[Begin]
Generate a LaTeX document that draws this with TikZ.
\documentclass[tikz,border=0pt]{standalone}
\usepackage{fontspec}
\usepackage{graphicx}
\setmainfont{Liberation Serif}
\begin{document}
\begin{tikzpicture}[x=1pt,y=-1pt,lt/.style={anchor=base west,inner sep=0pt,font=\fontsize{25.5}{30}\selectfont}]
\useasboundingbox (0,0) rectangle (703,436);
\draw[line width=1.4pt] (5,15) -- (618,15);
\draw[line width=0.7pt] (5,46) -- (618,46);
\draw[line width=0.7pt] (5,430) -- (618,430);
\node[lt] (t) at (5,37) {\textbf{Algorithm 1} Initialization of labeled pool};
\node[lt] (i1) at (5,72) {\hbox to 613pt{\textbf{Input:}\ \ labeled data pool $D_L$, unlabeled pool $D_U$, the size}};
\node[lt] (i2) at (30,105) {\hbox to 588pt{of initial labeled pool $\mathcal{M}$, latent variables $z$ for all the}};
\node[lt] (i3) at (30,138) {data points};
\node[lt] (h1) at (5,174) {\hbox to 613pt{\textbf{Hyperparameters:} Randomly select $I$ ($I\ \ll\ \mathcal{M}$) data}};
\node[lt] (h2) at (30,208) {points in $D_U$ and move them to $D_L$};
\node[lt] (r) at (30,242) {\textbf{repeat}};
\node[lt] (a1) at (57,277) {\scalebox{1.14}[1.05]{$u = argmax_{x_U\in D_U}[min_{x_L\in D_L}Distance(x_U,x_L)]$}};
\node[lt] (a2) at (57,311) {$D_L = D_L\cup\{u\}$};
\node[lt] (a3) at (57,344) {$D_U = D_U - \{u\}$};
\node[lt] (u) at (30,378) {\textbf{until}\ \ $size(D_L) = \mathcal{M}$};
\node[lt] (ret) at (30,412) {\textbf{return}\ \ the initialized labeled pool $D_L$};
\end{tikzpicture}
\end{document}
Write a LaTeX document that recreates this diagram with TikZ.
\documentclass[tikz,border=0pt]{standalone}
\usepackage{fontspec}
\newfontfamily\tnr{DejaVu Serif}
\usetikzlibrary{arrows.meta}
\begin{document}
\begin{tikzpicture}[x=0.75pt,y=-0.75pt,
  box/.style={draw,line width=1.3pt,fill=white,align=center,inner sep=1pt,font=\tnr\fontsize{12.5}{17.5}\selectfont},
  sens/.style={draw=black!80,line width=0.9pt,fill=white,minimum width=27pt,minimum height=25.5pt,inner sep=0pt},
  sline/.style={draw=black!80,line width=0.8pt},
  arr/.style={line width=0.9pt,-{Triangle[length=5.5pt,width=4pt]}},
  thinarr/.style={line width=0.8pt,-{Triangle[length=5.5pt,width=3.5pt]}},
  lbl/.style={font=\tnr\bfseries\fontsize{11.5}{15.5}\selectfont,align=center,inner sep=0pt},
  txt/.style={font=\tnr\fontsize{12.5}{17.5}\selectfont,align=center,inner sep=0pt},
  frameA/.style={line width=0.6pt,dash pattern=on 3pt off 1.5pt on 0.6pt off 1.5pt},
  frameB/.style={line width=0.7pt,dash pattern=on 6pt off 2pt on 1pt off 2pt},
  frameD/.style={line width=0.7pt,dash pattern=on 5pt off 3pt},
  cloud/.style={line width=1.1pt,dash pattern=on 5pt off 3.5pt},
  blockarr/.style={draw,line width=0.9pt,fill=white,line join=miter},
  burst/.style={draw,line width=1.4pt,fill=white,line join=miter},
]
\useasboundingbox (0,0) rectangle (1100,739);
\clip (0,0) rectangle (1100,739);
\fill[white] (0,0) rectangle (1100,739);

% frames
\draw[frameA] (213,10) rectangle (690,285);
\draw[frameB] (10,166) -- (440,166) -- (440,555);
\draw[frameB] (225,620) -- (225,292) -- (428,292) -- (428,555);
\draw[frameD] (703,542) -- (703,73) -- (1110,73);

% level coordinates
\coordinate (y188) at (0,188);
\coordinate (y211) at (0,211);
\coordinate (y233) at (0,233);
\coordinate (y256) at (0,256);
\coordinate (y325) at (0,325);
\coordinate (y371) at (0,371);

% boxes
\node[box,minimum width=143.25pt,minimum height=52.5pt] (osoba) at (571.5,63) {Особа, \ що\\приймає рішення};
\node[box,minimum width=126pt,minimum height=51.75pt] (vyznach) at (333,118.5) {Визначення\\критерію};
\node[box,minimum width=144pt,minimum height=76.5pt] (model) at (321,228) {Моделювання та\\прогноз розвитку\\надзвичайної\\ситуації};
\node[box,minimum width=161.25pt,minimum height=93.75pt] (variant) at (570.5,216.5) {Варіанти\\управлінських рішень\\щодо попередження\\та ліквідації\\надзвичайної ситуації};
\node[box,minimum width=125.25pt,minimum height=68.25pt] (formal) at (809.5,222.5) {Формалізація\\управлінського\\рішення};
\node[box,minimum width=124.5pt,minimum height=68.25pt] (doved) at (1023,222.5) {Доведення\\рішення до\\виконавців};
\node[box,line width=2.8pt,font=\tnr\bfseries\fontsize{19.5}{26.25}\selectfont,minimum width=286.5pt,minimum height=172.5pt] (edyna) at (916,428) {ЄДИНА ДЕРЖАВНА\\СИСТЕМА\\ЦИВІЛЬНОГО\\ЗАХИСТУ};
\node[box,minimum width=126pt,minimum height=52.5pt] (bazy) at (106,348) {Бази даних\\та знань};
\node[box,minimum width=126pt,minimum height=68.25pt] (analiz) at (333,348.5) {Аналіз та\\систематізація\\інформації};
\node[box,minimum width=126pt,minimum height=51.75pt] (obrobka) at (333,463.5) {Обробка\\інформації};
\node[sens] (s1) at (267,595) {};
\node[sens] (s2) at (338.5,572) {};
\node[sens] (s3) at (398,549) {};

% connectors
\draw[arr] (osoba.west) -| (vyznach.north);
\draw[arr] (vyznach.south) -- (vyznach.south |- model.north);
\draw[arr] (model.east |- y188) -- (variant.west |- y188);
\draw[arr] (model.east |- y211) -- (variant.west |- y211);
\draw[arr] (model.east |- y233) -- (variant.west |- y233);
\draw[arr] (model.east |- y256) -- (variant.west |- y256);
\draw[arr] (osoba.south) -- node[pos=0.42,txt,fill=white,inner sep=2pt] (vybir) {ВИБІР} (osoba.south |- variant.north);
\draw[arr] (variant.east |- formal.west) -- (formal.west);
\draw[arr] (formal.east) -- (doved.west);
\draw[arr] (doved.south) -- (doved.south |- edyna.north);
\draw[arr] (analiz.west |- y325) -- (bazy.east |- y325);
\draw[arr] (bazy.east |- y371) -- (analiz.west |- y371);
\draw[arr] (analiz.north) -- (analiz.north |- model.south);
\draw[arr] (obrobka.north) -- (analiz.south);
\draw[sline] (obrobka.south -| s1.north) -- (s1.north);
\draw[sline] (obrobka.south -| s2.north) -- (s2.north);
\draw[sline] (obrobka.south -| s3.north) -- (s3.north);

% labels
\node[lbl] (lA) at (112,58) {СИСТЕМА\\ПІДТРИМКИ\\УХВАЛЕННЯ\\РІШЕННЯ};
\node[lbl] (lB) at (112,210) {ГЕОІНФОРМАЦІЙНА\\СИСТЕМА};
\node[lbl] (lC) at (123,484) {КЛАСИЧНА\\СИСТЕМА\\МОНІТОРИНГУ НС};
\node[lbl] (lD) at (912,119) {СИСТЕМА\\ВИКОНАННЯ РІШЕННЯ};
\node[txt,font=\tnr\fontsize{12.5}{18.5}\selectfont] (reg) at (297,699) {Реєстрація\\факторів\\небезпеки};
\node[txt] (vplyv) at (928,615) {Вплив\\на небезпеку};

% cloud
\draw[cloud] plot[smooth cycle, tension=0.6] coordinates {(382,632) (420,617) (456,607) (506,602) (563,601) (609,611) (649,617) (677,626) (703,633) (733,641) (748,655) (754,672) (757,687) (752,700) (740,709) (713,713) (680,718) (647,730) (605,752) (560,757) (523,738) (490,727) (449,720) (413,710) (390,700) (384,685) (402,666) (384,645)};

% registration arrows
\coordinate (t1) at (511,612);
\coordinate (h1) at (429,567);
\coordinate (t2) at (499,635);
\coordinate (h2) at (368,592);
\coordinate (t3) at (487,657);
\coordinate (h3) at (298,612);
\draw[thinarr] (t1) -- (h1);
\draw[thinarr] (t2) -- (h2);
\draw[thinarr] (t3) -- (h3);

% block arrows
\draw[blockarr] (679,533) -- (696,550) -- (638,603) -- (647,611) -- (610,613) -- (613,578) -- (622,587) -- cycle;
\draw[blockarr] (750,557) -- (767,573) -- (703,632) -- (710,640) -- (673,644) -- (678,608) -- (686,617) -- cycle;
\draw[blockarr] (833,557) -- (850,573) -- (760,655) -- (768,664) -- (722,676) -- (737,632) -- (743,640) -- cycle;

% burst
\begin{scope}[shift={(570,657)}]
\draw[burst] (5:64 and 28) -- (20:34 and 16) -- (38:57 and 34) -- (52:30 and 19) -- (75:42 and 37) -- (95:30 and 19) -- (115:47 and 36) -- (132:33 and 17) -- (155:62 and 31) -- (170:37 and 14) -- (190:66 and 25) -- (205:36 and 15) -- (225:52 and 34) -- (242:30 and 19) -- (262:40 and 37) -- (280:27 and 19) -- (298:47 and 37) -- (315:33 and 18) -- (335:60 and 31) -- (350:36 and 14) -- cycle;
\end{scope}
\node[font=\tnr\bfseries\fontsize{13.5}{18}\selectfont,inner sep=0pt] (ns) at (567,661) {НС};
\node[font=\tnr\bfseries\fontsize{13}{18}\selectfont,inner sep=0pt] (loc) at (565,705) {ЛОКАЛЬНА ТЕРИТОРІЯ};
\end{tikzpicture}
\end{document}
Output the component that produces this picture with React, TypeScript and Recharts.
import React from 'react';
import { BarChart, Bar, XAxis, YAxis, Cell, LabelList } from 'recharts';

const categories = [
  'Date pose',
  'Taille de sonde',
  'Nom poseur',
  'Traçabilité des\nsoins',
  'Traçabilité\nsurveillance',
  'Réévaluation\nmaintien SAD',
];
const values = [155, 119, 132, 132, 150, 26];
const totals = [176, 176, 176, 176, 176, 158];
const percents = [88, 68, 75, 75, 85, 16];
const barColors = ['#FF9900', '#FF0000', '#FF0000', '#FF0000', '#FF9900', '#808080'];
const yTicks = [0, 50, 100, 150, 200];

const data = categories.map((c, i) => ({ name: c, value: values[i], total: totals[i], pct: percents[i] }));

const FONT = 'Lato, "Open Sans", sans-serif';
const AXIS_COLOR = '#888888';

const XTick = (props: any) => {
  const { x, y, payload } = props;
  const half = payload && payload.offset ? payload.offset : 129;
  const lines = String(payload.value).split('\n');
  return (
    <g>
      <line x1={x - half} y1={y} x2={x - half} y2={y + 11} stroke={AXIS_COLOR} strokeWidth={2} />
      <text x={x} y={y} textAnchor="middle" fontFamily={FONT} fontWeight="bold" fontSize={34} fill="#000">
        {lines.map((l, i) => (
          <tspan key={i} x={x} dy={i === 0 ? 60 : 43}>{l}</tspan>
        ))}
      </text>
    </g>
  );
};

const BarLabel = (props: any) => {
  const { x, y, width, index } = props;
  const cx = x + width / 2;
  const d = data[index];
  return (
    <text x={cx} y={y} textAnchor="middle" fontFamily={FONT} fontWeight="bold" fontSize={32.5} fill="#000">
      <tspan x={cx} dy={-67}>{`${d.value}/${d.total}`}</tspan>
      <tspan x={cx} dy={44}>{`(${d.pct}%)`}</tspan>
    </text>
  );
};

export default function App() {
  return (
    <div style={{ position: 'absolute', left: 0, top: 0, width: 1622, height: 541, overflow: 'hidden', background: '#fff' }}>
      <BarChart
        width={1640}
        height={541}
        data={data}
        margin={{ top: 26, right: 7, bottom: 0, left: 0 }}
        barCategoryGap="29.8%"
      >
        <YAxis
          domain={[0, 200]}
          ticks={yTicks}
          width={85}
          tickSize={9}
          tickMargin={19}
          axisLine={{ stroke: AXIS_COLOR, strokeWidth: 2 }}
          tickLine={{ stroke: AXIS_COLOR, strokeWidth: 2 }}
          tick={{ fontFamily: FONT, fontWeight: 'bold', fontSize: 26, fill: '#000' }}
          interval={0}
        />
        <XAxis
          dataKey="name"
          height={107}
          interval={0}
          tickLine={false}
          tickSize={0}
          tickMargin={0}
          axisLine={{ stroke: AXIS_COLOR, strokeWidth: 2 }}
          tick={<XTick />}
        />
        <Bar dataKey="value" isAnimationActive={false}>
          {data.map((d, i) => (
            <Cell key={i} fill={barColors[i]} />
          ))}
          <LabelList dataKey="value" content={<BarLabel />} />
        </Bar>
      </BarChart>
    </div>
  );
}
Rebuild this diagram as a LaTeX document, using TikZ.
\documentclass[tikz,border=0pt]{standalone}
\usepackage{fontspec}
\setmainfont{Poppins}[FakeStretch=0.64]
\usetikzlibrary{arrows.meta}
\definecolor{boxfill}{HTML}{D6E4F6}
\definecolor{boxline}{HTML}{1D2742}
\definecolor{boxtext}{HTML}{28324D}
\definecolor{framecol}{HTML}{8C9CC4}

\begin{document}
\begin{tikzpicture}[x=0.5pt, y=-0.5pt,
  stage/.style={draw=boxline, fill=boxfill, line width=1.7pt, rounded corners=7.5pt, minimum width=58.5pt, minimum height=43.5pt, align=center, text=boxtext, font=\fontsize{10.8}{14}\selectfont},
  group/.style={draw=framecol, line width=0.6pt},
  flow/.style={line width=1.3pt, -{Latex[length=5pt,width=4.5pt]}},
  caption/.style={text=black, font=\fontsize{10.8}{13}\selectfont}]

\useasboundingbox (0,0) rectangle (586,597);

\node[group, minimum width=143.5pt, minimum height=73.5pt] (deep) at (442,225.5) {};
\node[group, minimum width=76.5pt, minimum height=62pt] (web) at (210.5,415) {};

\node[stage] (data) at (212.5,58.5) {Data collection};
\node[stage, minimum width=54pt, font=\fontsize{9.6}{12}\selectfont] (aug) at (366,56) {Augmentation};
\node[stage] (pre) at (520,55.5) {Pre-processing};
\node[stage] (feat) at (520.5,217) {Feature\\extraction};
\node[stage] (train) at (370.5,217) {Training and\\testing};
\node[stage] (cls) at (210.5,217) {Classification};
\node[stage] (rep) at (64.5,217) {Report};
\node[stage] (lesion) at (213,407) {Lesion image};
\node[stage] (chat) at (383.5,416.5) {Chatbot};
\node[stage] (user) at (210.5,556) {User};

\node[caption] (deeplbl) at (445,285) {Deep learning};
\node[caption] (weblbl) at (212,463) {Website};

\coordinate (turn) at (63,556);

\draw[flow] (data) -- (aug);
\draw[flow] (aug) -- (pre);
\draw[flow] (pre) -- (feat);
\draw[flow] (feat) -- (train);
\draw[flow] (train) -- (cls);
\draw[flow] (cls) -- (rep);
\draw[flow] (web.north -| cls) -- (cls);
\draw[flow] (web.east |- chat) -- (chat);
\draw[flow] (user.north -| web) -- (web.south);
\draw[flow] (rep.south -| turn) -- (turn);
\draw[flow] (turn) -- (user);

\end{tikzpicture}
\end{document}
[End]
Set task:
Start with the line that holds "Write a LaTeX" and finish with the line that holds "(y371) at (0,371);". Transcribe each line in between exactly, and those two as well.

Result of this exercise:
Write a LaTeX document that recreates this diagram with TikZ.
\documentclass[tikz,border=0pt]{standalone}
\usepackage{fontspec}
\newfontfamily\tnr{DejaVu Serif}
\usetikzlibrary{arrows.meta}
\begin{document}
\begin{tikzpicture}[x=0.75pt,y=-0.75pt,
  box/.style={draw,line width=1.3pt,fill=white,align=center,inner sep=1pt,font=\tnr\fontsize{12.5}{17.5}\selectfont},
  sens/.style={draw=black!80,line width=0.9pt,fill=white,minimum width=27pt,minimum height=25.5pt,inner sep=0pt},
  sline/.style={draw=black!80,line width=0.8pt},
  arr/.style={line width=0.9pt,-{Triangle[length=5.5pt,width=4pt]}},
  thinarr/.style={line width=0.8pt,-{Triangle[length=5.5pt,width=3.5pt]}},
  lbl/.style={font=\tnr\bfseries\fontsize{11.5}{15.5}\selectfont,align=center,inner sep=0pt},
  txt/.style={font=\tnr\fontsize{12.5}{17.5}\selectfont,align=center,inner sep=0pt},
  frameA/.style={line width=0.6pt,dash pattern=on 3pt off 1.5pt on 0.6pt off 1.5pt},
  frameB/.style={line width=0.7pt,dash pattern=on 6pt off 2pt on 1pt off 2pt},
  frameD/.style={line width=0.7pt,dash pattern=on 5pt off 3pt},
  cloud/.style={line width=1.1pt,dash pattern=on 5pt off 3.5pt},
  blockarr/.style={draw,line width=0.9pt,fill=white,line join=miter},
  burst/.style={draw,line width=1.4pt,fill=white,line join=miter},
]
\useasboundingbox (0,0) rectangle (1100,739);
\clip (0,0) rectangle (1100,739);
\fill[white] (0,0) rectangle (1100,739);

% frames
\draw[frameA] (213,10) rectangle (690,285);
\draw[frameB] (10,166) -- (440,166) -- (440,555);
\draw[frameB] (225,620) -- (225,292) -- (428,292) -- (428,555);
\draw[frameD] (703,542) -- (703,73) -- (1110,73);

% level coordinates
\coordinate (y188) at (0,188);
\coordinate (y211) at (0,211);
\coordinate (y233) at (0,233);
\coordinate (y256) at (0,256);
\coordinate (y325) at (0,325);
\coordinate (y371) at (0,371);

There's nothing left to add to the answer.